Organizza mostre itineranti nei villaggi Inuit ed in Canada, concentra la sua
attenzione su statuette e disegni, su lavori di cucito e decorazioni,
applicazioni di pelle e dipinti a mascheramento, fino ad ideare, progettare e
realizzare nel 1957 un laboratorio Inuit di stampe e litografie, modulando gli
studi giapponesi e adattando le tecniche alle risorse locali: non legno ma
steatite a grana fine e corna di caribù (mai avorio!)
Houston sapeva bene che quelle sculture e quei disegni avevano assorbito
l’eredità artistica della millenaria cultura Inuit (Dorset del 2500 a.C. e Thule
del 1000 d.C..), quando la necessità di realizzare amuleti sciamanici in avorio,
corno, pietra o legno rispondeva al bisogno di rendere propizia la caccia
all’orso, figura simbolo dell’arte Inuit insieme alla dea del mare, metà donna e
metà foca, scolpita in denti di tricheco o in osso di balena, abbandonate in
grandi quantità sulle spiagge quando la scoperta del petrolio aveva ormai
soppiantato il commercio dei balenieri; sapeva anche che ogni scultore Inuit
cercava in tutti i modi di essere originale, di trasporre nelle sue opere
l’atavica abilità di osservare uomini ed animali e di catturare l’essenza dei
loro movimenti; gli Inuit sono sempre stati esperti di anatomia e hanno sempre
isolato le immagini nello spazio senza creare regole di prospettiva, “sono forse
gli spiriti liberi più ingegnosi e industriosi del mondo”.

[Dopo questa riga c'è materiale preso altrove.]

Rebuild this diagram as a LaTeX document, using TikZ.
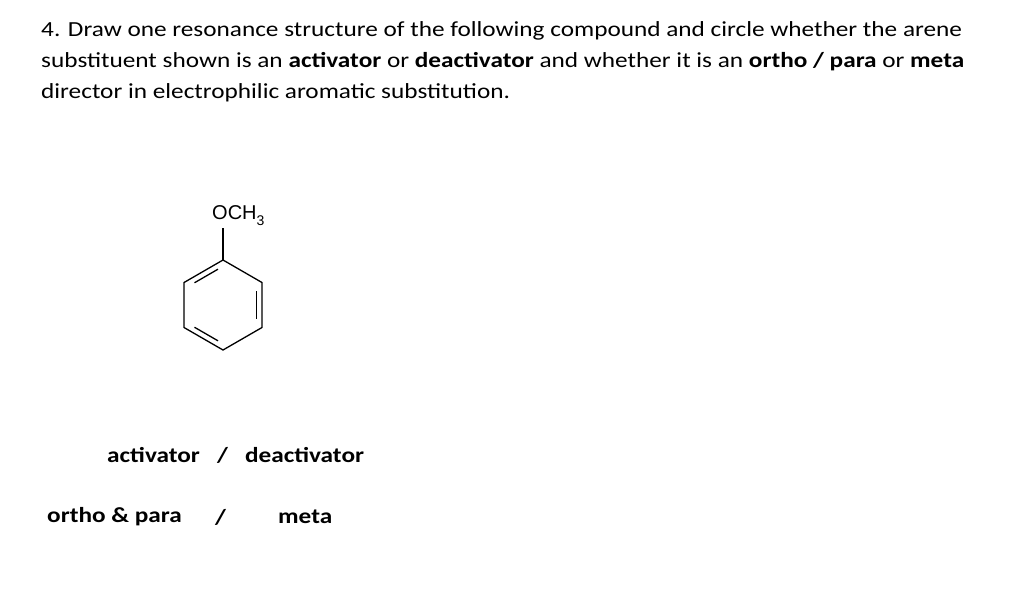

L’arte Inuit viene ora gelosamente conservata ed esposta nelle collezioni di
vari musei del mondo (Art Gallery of Ontario, Art Gallery of Winnipeg, British
Museum di Chicago) perché ha mantenuto “l’abilità di parlarci attraverso grandi
distanze di linguaggio e di tempo”, sebbene gli Inuit non abbiano mai avuto una
parola per indicare l’arte, ma solo un termine vago per la scultura “sinunguak”
(letteralmente una piccola cosa fatta da voi) oppure l’incisione “titoraktok”
(cioè segni fatti dalla vostra mano).